ブラジルには、ジダンの後を継ぎ、現代最高のサッカー選手といわれるロナウジーニョやレアル・マドリッドの僚友ロナウドやロベルト・カルロスがいるそれ以外にも、MFのカカなど才能豊かなタレントがいる。いくら何でも、フランスチームが勝てる確立は低い。誰もがそう思っていた。

そして2006年7月2日、笛が吹かれる。すると不思議なムードのゲームになった。ブラジルが普段のブラジルらしくないゲームの組み立てをした。ロナウジーニョは、ロナウドと並んで、最前線にいるために、彼らしい敵陣の中断から鋭く切り裂いて行くようなプレーが見られない。何か魔法にかけられているような感じにさえみえる。珍しくミスも目立つ。明らかにブラジルチームは焦っていた。ジダンがいつの間にか魔術師のように見えた。縦横無尽な自由な発想のプレーをするブラジルの良さが封じられていた。これをブラジルはジダン病に罹った、と表現した報道があったようだが、言い得て妙である。そして奇跡の瞬間がやってくる。ジダンが左サイドのペナルティエリア付近からゴール前に鋭く早いPKを蹴ると、エースのアンリがボールをインサイドキックでゴールに押し込んだのだ。
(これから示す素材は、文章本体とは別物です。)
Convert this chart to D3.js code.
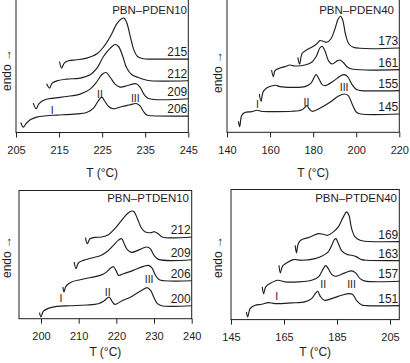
<!DOCTYPE html>
<html>
<head>
<meta charset="utf-8">
<script src="https://d3js.org/d3.v7.min.js"></script>
<style>
    body { margin: 0; background: #fff; }
    svg { display: block; font-family: "Liberation Sans", Arial, sans-serif; }
    .tick line { stroke: #222; }
</style>
</head>
<body>
<svg width="410" height="363"></svg>
<script>
    // DSC traces, [T (°C), heat flow (a.u., endo up)]
    // PBN-PDEN10
    const pden10_206 = [[206.1,10.0],[206.7,5.4],[207.3,8.7],[208.3,12.7],[209.8,15.4],[212.1,16.7],[214.5,17.4],[218.3,18.4],[221.4,20.0],[223.0,24.4],[224.1,31.7],[224.9,35.4],[225.5,32.0],[226.5,26.0],[227.6,23.7],[229.6,26.0],[231.5,27.7],[232.9,29.0],[233.8,26.7],[234.6,21.0],[235.4,17.4],[236.6,16.7],[245,16.4]];
    const pden10_209 = [[209.0,29.4],[209.7,23.7],[210.3,28.7],[211.7,32.7],[213.7,34.4],[216.8,36.0],[219.9,38.4],[222.2,43.4],[223.8,51.0],[224.9,57.7],[225.9,60.0],[226.9,55.0],[228.0,48.4],[229.2,45.4],[230.7,46.7],[232.1,48.4],[232.9,48.7],[233.8,45.4],[234.8,37.7],[235.8,34.0],[245,33.7]];
    const pden10_212 = [[212.1,48.7],[212.8,44.4],[213.4,49.4],[214.8,52.0],[216.8,53.4],[219.9,54.4],[222.2,57.7],[223.8,64.4],[225.3,76.0],[226.9,84.4],[228.0,88.0],[228.8,86.0],[229.8,76.0],[230.7,64.4],[231.9,57.7],[233.4,55.0],[235.0,52.7],[236.2,51.7],[245,51.7]];
    const pden10_215 = [[215.1,71.0],[215.6,64.4],[216.2,69.4],[217.2,71.7],[219.1,72.7],[221.4,74.4],[223.8,78.7],[225.3,85.4],[226.9,96.0],[228.4,108.7],[229.5,113.7],[230.1,114.4],[230.7,110.0],[231.5,96.7],[232.3,83.4],[233.2,76.0],[234.6,73.7],[236.6,73.4],[245,73.4]];
    // PBN-PDEN40
    const pden40_145 = [[145.3,11],[145.9,5.7],[146.8,16.7],[148.3,19.7],[151.4,20.7],[154.1,22],[155.8,21],[160.7,20.7],[170.0,21],[174.6,22.3],[176.2,25],[177.1,26.7],[178.0,24],[179.6,21],[183.1,24],[187.8,30],[191.6,36],[194.4,38.3],[196.3,36.7],[198.1,28.3],[200.1,20],[202.1,18.3],[220,18.3]];
    const pden40_155 = [[155.0,38.3],[155.8,31],[156.7,40],[158.4,44.3],[160.7,46.3],[162.6,47],[164.6,45.7],[170.0,45],[176.2,45.7],[178.9,49],[180.5,55],[181.4,57.7],[182.7,53.3],[184.2,47.7],[185.7,46.7],[189.3,51],[192.4,56],[194.4,57.7],[196.0,55.7],[198.1,47.7],[200.1,42.7],[202.4,41.7],[220,41.7]];
    const pden40_161 = [[160.7,62.3],[161.5,55.7],[162.3,61.7],[164.6,64.3],[166.9,65.7],[169.2,67.3],[171.5,66.3],[176.2,67.3],[179.3,70],[181.6,76.7],[183.1,84.3],[184.2,86],[185.4,81.7],[187.3,71],[188.8,68.3],[191.3,71.7],[192.4,72.3],[193.9,70],[196.0,65],[198.6,63],[220,62.7]];
    const pden40_173 = [[172.9,75],[173.7,68.3],[174.9,79],[176.9,82.3],[179.3,85],[181.6,88.3],[183.1,91.7],[184.7,91],[186.2,90],[188.2,93.3],[190.1,103.3],[191.6,113.3],[192.7,116],[193.8,111.7],[195.0,98.3],[196.6,88.3],[198.6,85],[220,84.3]];
    // PBN-PTDEN10
    const ptden10_200 = [[199.6,6],[200.0,1.7],[200.6,7.3],[201.9,10.3],[204.2,12.3],[207.7,13],[212.1,13.7],[215.2,15],[216.7,17.7],[217.6,20.7],[218.1,21.7],[218.8,17.7],[219.6,14.3],[221.4,17.7],[224.1,22.3],[226.7,28.3],[228.2,31],[229.1,28.3],[230.0,21],[230.9,15],[232.0,13],[240,13]];
    const ptden10_206 = [[205.8,31.7],[206.1,26.7],[206.6,32.3],[208.1,36.7],[210.4,39],[213.0,41],[215.7,43.3],[217.3,46.3],[218.5,50.7],[219.2,52],[219.9,48.3],[220.6,43.3],[221.9,45],[224.5,48.3],[227.2,52.3],[228.5,53.3],[229.4,51],[230.4,43.3],[231.4,39],[232.7,38],[240,38]];
    const ptden10_209 = [[208.8,56.7],[209.3,50],[209.9,55.7],[211.2,58.3],[213.5,60.7],[215.7,63],[217.4,66.7],[219.2,73.3],[220.5,78.3],[221.4,80],[222.0,75.7],[222.9,69],[224.0,66.3],[226.3,69.3],[228.1,71.7],[229.0,70],[230.0,63.3],[231.2,59.3],[240,59]];
    const ptden10_212 = [[211.8,81],[212.3,75],[213.0,80],[214.3,81.3],[216.1,81.7],[217.9,84],[219.6,90],[221.4,98.3],[222.9,105],[224.1,107.7],[224.7,107],[225.6,100],[226.6,91],[227.7,86.7],[229.1,86],[230.1,87],[231.1,85],[232.2,81.7],[240,81.7]];
    // PBN-PTDEN40
    const ptden40_151 = [[150.8,7.7],[151.3,2.7],[152.2,11],[154.1,14.3],[156.6,15.3],[159.1,17],[161.6,16],[167.9,16.7],[172.9,17.7],[175.4,21],[177.0,26.7],[177.7,28.3],[178.7,23.3],[180.2,19.3],[183.0,21],[186.8,24.3],[189.5,26],[190.8,25.3],[192.5,18.7],[194.3,14.7],[196.1,14],[208.5,14]];
    const ptden40_157 = [[156.8,32.7],[157.3,26],[158.1,32.7],[159.7,36],[162.6,39.3],[165.4,37.7],[170.4,37.7],[175.4,39.3],[178.0,42.7],[179.5,49.3],[180.7,54],[181.7,51],[183.0,45.3],[184.5,43.3],[188.0,46.7],[190.5,48.7],[192.0,46.7],[193.7,41],[195.3,38.7],[208.5,38.3]];
    const ptden40_163 = [[163.1,54.3],[163.6,46.7],[164.4,53.3],[166.0,56.7],[168.5,60],[171.7,59.3],[176.7,61],[179.2,63.3],[181.7,67.7],[183.0,74.3],[184.0,80],[184.6,81],[185.5,76],[186.8,68.7],[188.6,65.3],[190.5,64.3],[192.4,62.7],[194.3,60],[196.2,59.3],[208.5,59]];
    const ptden40_169 = [[169.2,74.3],[169.7,66.7],[170.4,76],[171.7,80],[174.2,82],[178.0,86],[179.8,85.3],[181.5,84.3],[183.6,87.7],[185.5,92.7],[187.4,102.7],[188.6,107.7],[189.5,104.3],[190.5,91],[191.8,82.7],[193.7,79.3],[195.6,78.3],[208.5,78]];

    // annealing temperatures (curve labels)
    const pden10_labels = ["206", "209", "212", "215"];
    const pden40_labels = ["145", "155", "161", "173"];
    const ptden10_labels = ["200", "206", "209", "212"];
    const ptden40_labels = ["151", "157", "163", "169"];

    // melting peak markers [text, T, height]
    const pden10_marks = [["I", 213.4, 22.7], ["II", 224.5, 39], ["III", 232.7, 34.5]];
    const pden40_marks = [["I", 154.1, 28], ["II", 176.9, 30], ["III", 194.4, 45]];
    const ptden10_marks = [["I", 205.3, 21], ["II", 217.7, 26.7], ["III", 228.7, 39.3]];
    const ptden40_marks = [["I", 162.2, 23.3], ["II", 179.8, 35.3], ["III", 190.5, 35.3]];

    // tick values
    const pden10_ticks = [205, 215, 225, 235, 245];
    const pden40_ticks = [140, 160, 180, 200, 220];
    const ptden10_ticks = [200, 210, 220, 230, 240];
    const ptden40_ticks = [145, 165, 185, 205];

    // panel layout
    const panels = [
        {title: "PBN\u2013PDEN10", left: 16, right: 188.3, top: -1, bottom: 132.5, x0: 205, x1: 245,
            ticks: pden10_ticks, curves: [pden10_206, pden10_209, pden10_212, pden10_215], labels: pden10_labels, marks: pden10_marks,
            endoX: 7, endoY: 70, titleX: 187, titleY: 14, axTitleY: 177},
        {title: "PBN\u2013PDEN40", left: 227, right: 399.3, top: -1, bottom: 132.3, x0: 140, x1: 220,
            ticks: pden40_ticks, curves: [pden40_145, pden40_155, pden40_161, pden40_173], labels: pden40_labels, marks: pden40_marks,
            endoX: 218, endoY: 72, titleX: 394, titleY: 14, axTitleY: 177},
        {title: "PBN\u2013PTDEN10", left: 19, right: 191.7, top: 190.5, bottom: 318.7, x0: 194.16, x1: 240,
            ticks: ptden10_ticks, curves: [ptden10_200, ptden10_206, ptden10_209, ptden10_212], labels: ptden10_labels, marks: ptden10_marks,
            endoX: 7, endoY: 257, titleX: 189, titleY: 202, axTitleY: 356},
        {title: "PBN\u2013PTDEN40", left: 231, right: 399.3, top: 189.5, bottom: 319.6, x0: 145, x1: 208.5,
            ticks: ptden40_ticks, curves: [ptden40_151, ptden40_157, ptden40_163, ptden40_169], labels: ptden40_labels, marks: ptden40_marks,
            endoX: 218, endoY: 257, titleX: 397, titleY: 202, axTitleY: 356}
    ];

    const ink = "#1e1e1e";
    const svg = d3.select("svg");

    panels.forEach(p => {
        const g = svg.append("g");

        const x = d3.scaleLinear().domain([p.x0, p.x1]).range([p.left, p.right]);
        // 1 unit of heat flow = 1 px
        const y = d3.scaleLinear().domain([0, p.bottom - p.top]).range([p.bottom, p.top]);

        // frame
        g.append("rect")
            .attr("x", p.left).attr("y", p.top)
            .attr("width", p.right - p.left).attr("height", p.bottom - p.top)
            .attr("fill", "none").attr("stroke", ink).attr("stroke-width", 1);

        // x axis
        const xAxis = d3.axisBottom(x)
            .tickValues(p.ticks)
            .tickSize(5)
            .tickSizeOuter(0)
            .tickPadding(9)
            .tickFormat(d3.format("d"));

        g.append("g")
            .attr("transform", "translate(0," + p.bottom + ")")
            .style("font-size", "11px")
            .style("font-family", "Liberation Sans, Arial, sans-serif")
            .call(xAxis)
            .call(a => a.select(".domain").remove())
            .call(a => a.selectAll("text").attr("fill", ink));

        // curves
        const line = d3.line()
            .x(d => x(d[0]))
            .y(d => y(d[1]))
            .curve(d3.curveCatmullRom.alpha(0.5));

        g.selectAll("path.trace")
            .data(p.curves).enter()
            .append("path")
            .attr("class", "trace")
            .attr("d", line)
            .attr("fill", "none")
            .attr("stroke", ink)
            .attr("stroke-width", 1.15);

        // curve labels at the right end
        g.selectAll("text.lab")
            .data(p.curves).enter()
            .append("text")
            .attr("class", "lab")
            .attr("x", p.right - 1)
            .attr("y", d => y(d[d.length - 1][1]) - 3)
            .attr("text-anchor", "end")
            .style("font-size", "12px")
            .attr("fill", ink)
            .text((d, i) => p.labels[i]);

        // peak markers
        g.selectAll("text.mark")
            .data(p.marks).enter()
            .append("text")
            .attr("class", "mark")
            .attr("x", d => x(d[1]))
            .attr("y", d => y(d[2]))
            .attr("text-anchor", "middle")
            .attr("dominant-baseline", "central")
            .style("font-size", "10.5px")
            .attr("fill", ink)
            .text(d => d[0]);

        // panel title
        g.append("text")
            .attr("x", p.titleX)
            .attr("y", p.titleY)
            .attr("text-anchor", "end")
            .style("font-size", "11.5px")
            .attr("fill", ink)
            .text(p.title);

        // axis title
        g.append("text")
            .attr("x", (p.left + p.right) / 2)
            .attr("y", p.axTitleY)
            .attr("text-anchor", "middle")
            .style("font-size", "12px")
            .attr("fill", ink)
            .text("T (\u00b0C)");

        // y label
        g.append("text")
            .attr("transform", "translate(" + p.endoX + "," + p.endoY + ") rotate(-90)")
            .attr("text-anchor", "middle")
            .attr("dominant-baseline", "central")
            .style("font-size", "12px")
            .attr("fill", ink)
            .text("endo \u2192");
    });
</script>
</body>
</html>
「こんなはずはない」ブラジルチームの焦りは頂点に達した。いったん狂ったリズムというものは容易に当て直せるものではない。それに相手には、ジダンというカリスマが居る。まさにブラジルはジダンの魔術にはまってしまったということが言えるだろう。ジダンは、再び吠えた。「あとは優勝トロフィーを目指すだけだ。こうなった以上、止まるつもりはない。」

こうしてフランスは最強と呼ばれたチームを破り、続いてポルトガルチームも0対1で撃破したのである。ジダンの言う通り、明確に優勝トロフィーが見えてきた。一戦一戦ごとに実力を発揮し始めた。もちろんフランスの原動力は、凄まじいまでのジダン気迫とこの戦いにかけた執念であった。

決勝はイタリアとの間で戦われることになった。イタリアチームは、いかにジダンの魔法に罹らず、ジダンを押さえ込むか、この一点に集中したように見えた。あの頭突き事件も、そんなジダン封じ込め作戦の中で起こったハプニングだったと思われる。決勝戦は、とにかく重苦しい一戦となった。互いに相手の実力も熟知しているだけに、好試合というよりは、息の詰まるような試合となった。とかく、頂点を決めるような試合はこのようなことになりがちである。互いに神経質になり、はっとするような想像力に欠けるゲームになってしまったというべきか。そんな時、己の弱さをカバーする理性も意思力も無力となってしまうことがある。しかしそれもサッカーというものであり、私はそれを否定する気は毛頭ない。ジダンは、このゲームの消耗な神経戦において、明らかに一瞬怒りに我を忘れたかもしれない。しかし私はそれさえも美しいと思う。単純な暴力否定論には、今回のジダン問題には与したくない。もちろんジダンだから暴力が許されると言うつもりは毛頭ない。ギリギリの闘争本能むき出しの真剣さが、観る者の心を打つのだ。

ギリシャ神話でも旧約聖書でも、インド神話でも、神々は特に雷(いかずち)となって怒り狂うものである。そうして人間の心の奥底で、人類に関わる神話と伝説は形成されてきたものである。ジダンの決勝戦でのひとつの暴走は、私からみれば、非常に神話的で伝説的であり、そして何よりも美しい。

すでに今回のジダンによる劇的なハプニングから、様々なジダン神話が形成されつつあるように感じる。つまり世界人類は、ジダンというひとりのヒーローの行動の中に、新しい神話を発見し、それを記述し始めているということになる。私は義経伝説というものが、長い年月の中で、様々に発展してきた過程をつぶさに学んできた経験から、ジダンという人物が将来において、21世紀のスポーツ界を代表するような伝説的ヒーローになると確信するものである。